Date: Sat, 18 Oct 1997 18:34:28 -0400
From: Louis Proyect <lnp3-AT-columbia.edu>
Subject: M-TH: G.A. Cohen's blueprints


G.A. Cohen:
  
> Marx used to say when he was asked
>   what socialism would be like, "I do not want to write recipes for
>   future kitchens." He thought the issues of socialist construction
>   would come up in the future and that they could only be addressed in
>   the future. That was one of his biggest mistakes because unless
>   socialists have a tolerably definite conception of the socialist
>   society which they favour, they will not attract anyone else to their
>   vision. You cannot get people to abandon capitalism in favour of
>   socialism just because socialism sounds good. You need a tolerably
>   detailed prospectus. If I say I am going to build you a wonderful
>   house and that it is going to meet all your dreams and you will love
>   it, and you then ask how many rooms it will have, how will it be
>   heated, and so forth, and I say "I cannot answer any of these
>   questions, but, believe me, it will all work itself out," you will
>   rightly be sceptical. So socialists need to provide maps and
>   blueprints and discussions about practical issues about how socialism
>   would function for the political purpose of winning people to the
>   cause. They also need to do that for the more evident direct reason
>   that if and to the extent that socialists gain some power, they have
>   to be intelligent about what they are going to do with it, and if they
>   do not do a lot of prethinking they are going to get into a mess; and
>   that’s been the record of history.
>   

I have never seen such a clear-cut formulation of the "blueprint" concept
of socialism. It is absurd, isn't it? Maps and blueprints are not what is
needed. What is needed is clear-cut analysis of the workings of capitalism
and a general strategy grounded in such an analysis.
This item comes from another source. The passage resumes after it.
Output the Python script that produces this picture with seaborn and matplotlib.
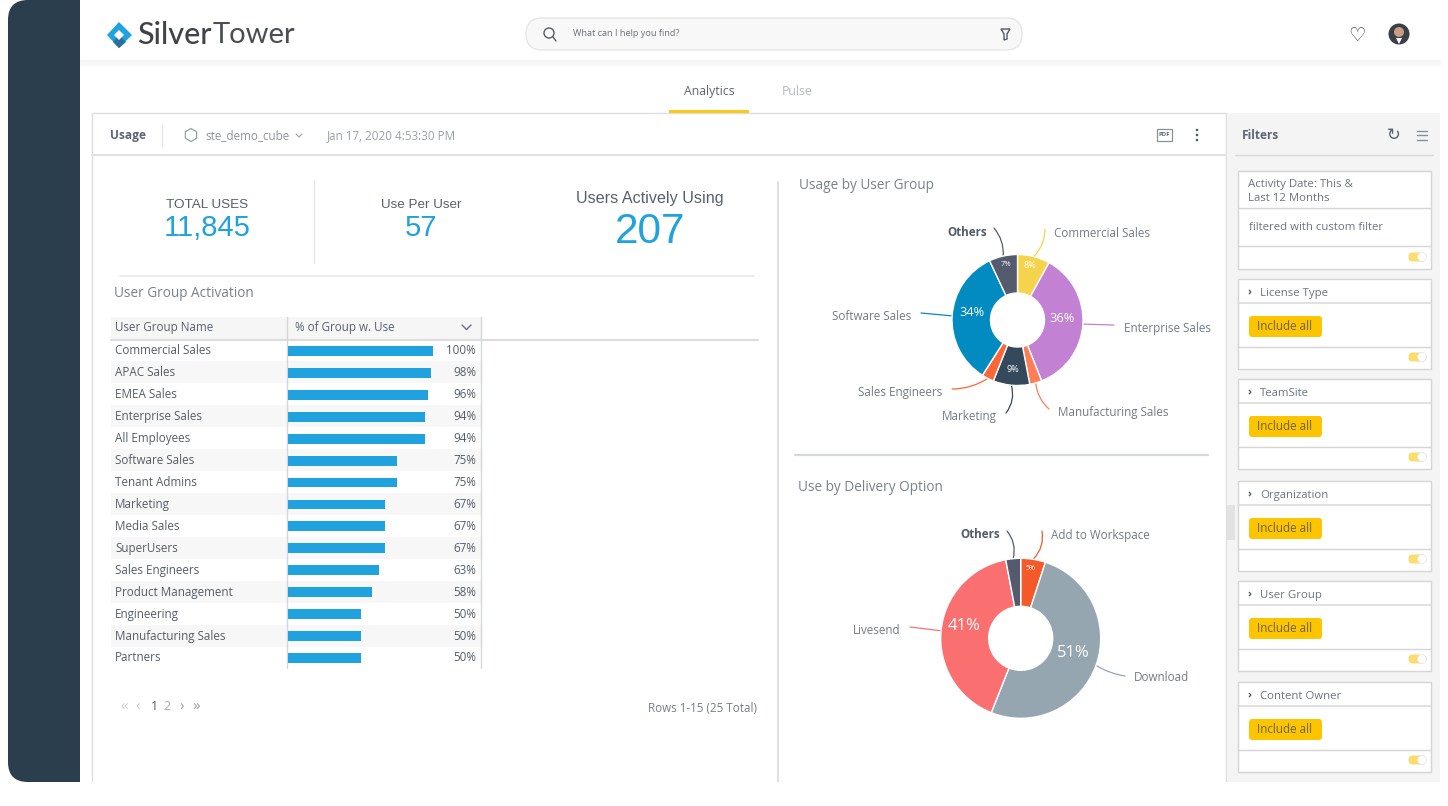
import numpy as np
import pandas as pd
import matplotlib
matplotlib.use("Agg")
import matplotlib.pyplot as plt
import seaborn as sns
from matplotlib.patches import Rectangle, FancyBboxPatch, Circle, Polygon, RegularPolygon

W, H = 1448, 806

# Data
groups = ["Commercial Sales", "APAC Sales", "EMEA Sales", "Enterprise Sales", "All Employees",
          "Software Sales", "Tenant Admins", "Marketing", "Media Sales", "SuperUsers",
          "Sales Engineers", "Product Management", "Engineering", "Manufacturing Sales", "Partners"]
group_pct = [100, 98, 96, 94, 94, 75, 75, 67, 67, 67, 63, 58, 50, 50, 50]

usage_names = ["Commercial Sales", "Enterprise Sales", "Manufacturing Sales", "Marketing",
               "Sales Engineers", "Software Sales", "Others"]
usage_vals = [8, 36, 3, 9, 3, 34, 7]
usage_colors = ["#f6d34c", "#c381d3", "#fe7f56", "#34495b", "#fd6636", "#028bc0", "#545b6f"]

delivery_names = ["Add to Workspace", "Download", "Livesend", "Others"]
delivery_vals = [5, 51, 41, 3]
delivery_colors = ["#f4592a", "#95a6b0", "#fa7070", "#545b6f"]

kpi_labels = ["TOTAL USES", "Use Per User", "Users Actively Using"]
kpi_values = ["11,845", "57", "207"]
filter_names = ["License Type", "TeamSite", "Organization", "User Group", "Content Owner"]

sns.set_theme(style="white")
plt.rcParams["font.family"] = ["Open Sans", "DejaVu Sans"]
plt.rcParams["patch.edgecolor"] = "none"

GREY = "#6d7480"
LINE = "#dcdfe2"
BLUE = "#1fa2de"

fig = plt.figure(figsize=(W / 100, H / 100), dpi=100, facecolor="white")


def px_axes(x0, y0, x1, y1, zorder):
    a = fig.add_axes([x0 / W, 1 - y1 / H, (x1 - x0) / W, (y1 - y0) / H], zorder=zorder)
    a.patch.set_alpha(0)
    return a


# background layer and text layer, both in image pixels
ax = px_axes(0, 0, W, H, 0)
top = px_axes(0, 0, W, H, 3)
for a in (ax, top):
    a.set_xlim(0, W)
    a.set_ylim(H, 0)
    a.axis("off")


def rect(x0, y0, x1, y1, fc="none", ec="none", lw=1, z=1):
    ax.add_patch(Rectangle((x0, y0), x1 - x0, y1 - y0, fc=fc, ec=ec, lw=lw, zorder=z))


def line(x0, y0, x1, y1, c=LINE, lw=1, z=2):
    ax.plot([x0, x1], [y0, y1], color=c, lw=lw, zorder=z, solid_capstyle="round")


def txt(x, y, s, size=9, c=GREY, ha="left", **kw):
    top.text(x, y + 1, s, fontsize=size, color=c, ha=ha, va="center", **kw)


# page frame
ax.add_patch(FancyBboxPatch((28, 20), 80, 742, boxstyle="round,pad=20,rounding_size=20",
                            fc="#2b3e4e", ec="none", zorder=1))
rect(80, 0, 1440, 782, fc="white", z=2)
for i in range(7):
    line(80, 60 + i, 1440, 60 + i, c="#000000", lw=1, z=3)
    ax.lines[-1].set_alpha(0.035 * (1 - i / 7))

# logo
ax.add_patch(Polygon([(119, 22), (132, 35), (119, 48), (107, 35)], fc="#1fa2de", ec="none", zorder=4))
ax.add_patch(Polygon([(119, 35), (126, 42), (119, 48), (113, 42)], fc="#2a6f9f", ec="none", zorder=5))
ax.add_patch(Polygon([(119, 30), (124, 35), (119, 40), (114, 35)], fc="white", ec="none", zorder=6))
top.text(137, 35, "Silver", fontsize=22, color="#3f4448", family="Lato", va="center", fontweight="medium")
top.text(213, 35, "Tower", fontsize=21, color="#4a4f54", family="Lato", va="center", fontweight="normal")

# search box
ax.add_patch(FancyBboxPatch((526, 18), 496, 32, boxstyle="round,pad=0,rounding_size=16",
                            fc="#f8f8f8", ec="#e6e6e6", lw=1, zorder=4))
ax.add_patch(Circle((549, 33), 5, fc="none", ec="#555b63", lw=1, zorder=5))
line(553, 37, 556, 41, c="#555b63", z=5)
txt(573, 33, "What can I help you find?", 6.6, "#6b7078")
ax.add_patch(Polygon([(1001, 29), (1010, 29), (1007, 34), (1007, 39), (1004, 40), (1004, 34)],
                     fc="none", ec="#555b63", lw=1, zorder=5))
txt(1357, 34, "♡", 14, "#30353c", ha="center", family="DejaVu Sans")
ax.add_patch(Circle((1399, 34), 10.5, fc="#3a3f48", ec="none", zorder=5))
ax.add_patch(Circle((1399, 32), 5, fc="#c99c85", ec="none", zorder=6))
ax.add_patch(Polygon([(1396, 38), (1402, 38), (1399, 44)], fc="white", ec="none", zorder=6))

# tabs
txt(709, 90.5, "Analytics", 8.8, "#5e6570", ha="center")
txt(797, 90.5, "Pulse", 8.8, "#b6babf", ha="center")
rect(669, 110, 749, 112.5, fc="#fbc918", z=4)

# main card
rect(92, 113, 1226, 790, fc="white", ec="#dedede", lw=1, z=3)
line(92, 155, 1226, 155, c="#e2e2e2", lw=1.5, z=4)
rect(80, 782, 1448, 806, fc="white", z=5)
txt(110, 134.5, "Usage", 8.6, "#5d6674", fontweight="bold")
line(162, 125, 162, 146, c="#e6e6e6", z=4)
ax.add_patch(RegularPolygon((191, 135), 6, radius=6.5, fc="none", ec="#9aa0a8", lw=0.9, zorder=4))
txt(205, 134.5, "ste_demo_cube", 8.4, "#8f959d")
line(296, 134, 299, 137, c="#9aa0a8", lw=0.8, z=4)
line(299, 137, 302, 134, c="#9aa0a8", lw=0.8, z=4)
txt(327, 134.5, "Jan 17, 2020 4:53:30 PM", 8.4, "#9aa0a8")
rect(1157, 129, 1172, 141, ec="#8b9096", lw=0.9, z=4)
txt(1164.5, 134, "PDF", 4.4, "#666c74", ha="center", fontweight="bold")
for yy in (130, 135, 140):
    ax.add_patch(Circle((1197, yy), 1.3, fc="#555b63", ec="none", zorder=4))

# KPI row
line(314, 180, 314, 263, c="#e4e6e8", z=4)
line(120, 276, 754, 276, c="#e6e8ea", lw=1.2, z=4)
line(778, 182, 778, 782, c="#d8dade", lw=1.2, z=4)
line(795, 455, 1208, 455, c="#d5d8dc", lw=1.6, z=4)
kpi_x = [207, 421, 650]
kpi_ly = [204.5, 204.5, 198]
kpi_vy = [228, 228, 232]
kpi_ls = [9.7, 9.6, 11.6]
kpi_vs = [21, 21, 30.5]
for i in range(3):
    top.text(kpi_x[i], kpi_ly[i], kpi_labels[i], fontsize=kpi_ls[i], color="#575f6c", ha="center",
             va="center", family="Liberation Sans")
    top.text(kpi_x[i], kpi_vy[i], kpi_values[i], fontsize=kpi_vs[i], color=BLUE, ha="center",
             va="center", family="Liberation Sans")

# table
txt(114, 292.5, "User Group Activation", 9.8, "#7a818c")
rect(111, 317, 481, 339, fc="#f6f6f6", z=4)
line(111, 339.5, 758, 339.5, c="#dcdcdc", lw=1.5, z=6)
txt(115, 326.5, "User Group Name", 8.4, "#5a616c")
txt(295, 326.5, "% of Group w. Use", 8.4, "#5a616c")
line(462, 325, 466.5, 329.5, c="#6b7078", z=6)
line(466.5, 329.5, 471, 325, c="#6b7078", z=6)

row_top, row_h = 339.5, 21.93
for i, (name, pct) in enumerate(zip(groups, group_pct)):
    yc = row_top + row_h * (i + 0.5)
    if i % 2 == 1:
        rect(111, yc - row_h / 2, 481, yc + row_h / 2, fc="#f7f7f7", z=4)
    txt(115, yc - 0.5, name, 8.4, "#565d68")
    txt(476, yc - 0.5, f"{pct}%", 8.4, "#565d68", ha="right")
for xx in (287, 481):
    line(xx, 317, xx, 668, c="#d4d7da", z=6)

bar_ax = px_axes(287.5, row_top + 0.5, 481, row_top + 0.5 + row_h * 15, 2)
df = pd.DataFrame({"group": groups, "pct": group_pct})
sns.barplot(data=df, x="pct", y="group", color=BLUE, saturation=1, width=0.45, orient="h",
            linewidth=0, ax=bar_ax)
bar_ax.set_xlim(0, (481 - 287.5) / 146 * 100)
bar_ax.axis("off")

txt(120, 706, "«", 11, "#c5c8cc")
txt(135, 706, "‹", 11, "#c5c8cc")
txt(151, 706, "1", 9, "#5a616c")
txt(163, 706, "2", 9, "#a8acb2")
txt(179, 706, "›", 11, "#9aa0a8")
txt(192, 706, "»", 11, "#9aa0a8")
txt(757, 707.5, "Rows 1-15 (25 Total)", 8.4, "#777e88", ha="right")


def donut(cx, cy, r, r_in, vals, colors, names, labels, pct_xy, pct_sizes):
    a = px_axes(cx - r - 2, cy - r - 2, cx + r + 2, cy + r + 2, 2)
    a.pie(vals, colors=colors, startangle=90, counterclock=False, radius=r,
          wedgeprops=dict(width=r - r_in, edgecolor="white", linewidth=1))
    a.set_xlim(-r - 2, r + 2)
    a.set_ylim(-r - 2, r + 2)
    mids = (np.cumsum(vals) - np.array(vals) / 2) / sum(vals) * 2 * np.pi
    for mid, col, name, lab in zip(mids, colors, names, labels):
        sx, sy = cx + r * np.sin(mid), cy - r * np.cos(mid)
        ex, ey, tx, ty, ha, rad = lab
        ax.annotate("", xy=(ex, ey), xytext=(sx, sy), zorder=6,
                    arrowprops=dict(arrowstyle="-", color=col, lw=0.9, shrinkA=0, shrinkB=0,
                                    connectionstyle=f"arc3,rad={rad}"))
        if name == "Others":
            txt(tx, ty - 0.5, name, 8.4, "#545b6f", ha=ha, fontweight="bold")
        else:
            txt(tx, ty - 0.5, name, 8.4, "#747b86", ha=ha)
    for v, xy, size in zip(vals, pct_xy, pct_sizes):
        if xy is not None:
            txt(xy[0], xy[1], f"{v}%", size, "white", ha="center", fontweight="medium")


# usage donut
txt(799, 184.5, "Usage by User Group", 9.8, "#7a818c")
donut(1017.5, 320, 65.5, 27, usage_vals, usage_colors, usage_names,
      [(1045, 229, 1054, 233, "left", 0.2),
       (1114, 325, 1124, 328, "left", 0.0),
       (1049, 409, 1058, 412, "left", 0.2),
       (1006, 413, 997, 416, "right", -0.25),
       (952, 389, 942, 392, "right", -0.15),
       (921, 313, 911, 316, "right", 0.0),
       (994, 228, 987, 232, "right", 0.2)],
      [(1030, 265), (1062, 317.5), None, (1013, 368), None, (972, 311), (1006, 263)],
      [6.5, 9.2, 0, 6.5, 0, 9.2, 5.5])

# delivery donut
txt(798, 486.5, "Use by Delivery Option", 9.8, "#7a818c")
donut(1020.7, 638.3, 80, 32, delivery_vals, delivery_colors, delivery_names,
      [(1042, 531, 1051, 535, "left", 0.25),
       (1125, 676, 1134, 677, "left", 0.1),
       (910, 627, 901, 630, "right", 0.0),
       (1007, 531, 1000, 534, "right", 0.25)],
      [(1031, 567), (1073, 652), (964, 625.5), None],
      [5, 12, 12, 0])

# filters panel
rect(1227, 113, 1440, 782, fc="#f4f4f4", z=4)
txt(1242, 134.5, "Filters", 8.6, "#5d6674", fontweight="bold")
txt(1394, 134, "↻", 12, "#5a616c", ha="center", family="DejaVu Sans")
for yy in (130.5, 135, 139.5):
    line(1417, yy, 1427, yy, c="#8a8f96", lw=1, z=5)
line(1235, 155, 1433, 155, c="#d8d8d8", z=5)
rect(1227, 505, 1235, 540, fc="#e2e2e2", z=5)


def toggle(y):
    ax.add_patch(FancyBboxPatch((1411, y - 2), 12, 4, boxstyle="round,pad=2.5,rounding_size=4",
                                fc="#fbdc6e", ec="none", zorder=6))
    ax.add_patch(Circle((1422, y), 4.5, fc="white", ec="#e5e5e5", lw=0.5, zorder=7))


rect(1238, 171, 1431, 269, fc="white", ec="#d5d5d5", z=5)
line(1238, 208, 1431, 208, c="#d5d5d5", z=6)
line(1238, 246, 1431, 246, c="#d5d5d5", z=6)
txt(1248, 183.5, "Activity Date: This &", 8.2)
txt(1248, 197.5, "Last 12 Months", 8.2)
txt(1249, 227, "filtered with custom filter", 8.2)
toggle(257)

filter_tops = [279, 379, 481, 581, 682]
for name, y in zip(filter_names, filter_tops):
    rect(1238, y, 1431, y + 90, fc="white", ec="#d5d5d5", z=5)
    line(1238, y + 24, 1431, y + 24, c="#dcdcdc", lw=1.2, z=6)
    line(1238, y + 68, 1431, y + 68, c="#d5d5d5", z=6)
    txt(1248, y + 12, "›", 8, "#555b63", fontweight="bold")
    txt(1260, y + 13.5, name, 8.2)
    ax.add_patch(FancyBboxPatch((1251, y + 39), 69, 17, boxstyle="round,pad=2,rounding_size=3",
                                fc="#fdc500", ec="none", zorder=6))
    txt(1257, y + 46.5, "Include all", 8.4, "#6e6238")
    toggle(y + 78)

fig.savefig("out.png", dpi=100)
The AM school seems to have run out of steam. Except for an occasional
hiccup from Justin Schwartz and Kevin Cabral, I never hear it referred to
on the Internet. New Left Review, Science and Society and Monthly Review
don't seem to pay it much mind either. There are also defections from
within the camp itself, judging by Jon Elster's recent trajectory toward
psychology.

What a strange movement AM was. It was composed of Oxford dons who never
made the slightest attempt to communicate in the language of ordinary
people, it never tried to influence political or social institutions like
trade unions or parties, and it very rarely tried to apply its
"methodology" to concrete historical or political questions. Can you
imagine an AM analysis of post-apartheid South African? I can't. Mostly it
is intellectual games revolving around hypothetical situations. How sterile
can you get.

A lot of this is very much driven by the combination of events that
typified the late 1980s and early 1990s: collapse of the Soviet Union, the
seeming invincibility of the free market, Fukuyama's proclamations. So
postmodernist Marxism and AM were straws some people clutched at to figure
all this out.

The latest New Yorker magazine has a fascinating article on the relevance
of Marx. If you read the article, you will discover no reference to the
need to improve Marx with additives such as Lyotard or John Rawls. It
recommends Marx straight, with no chaser.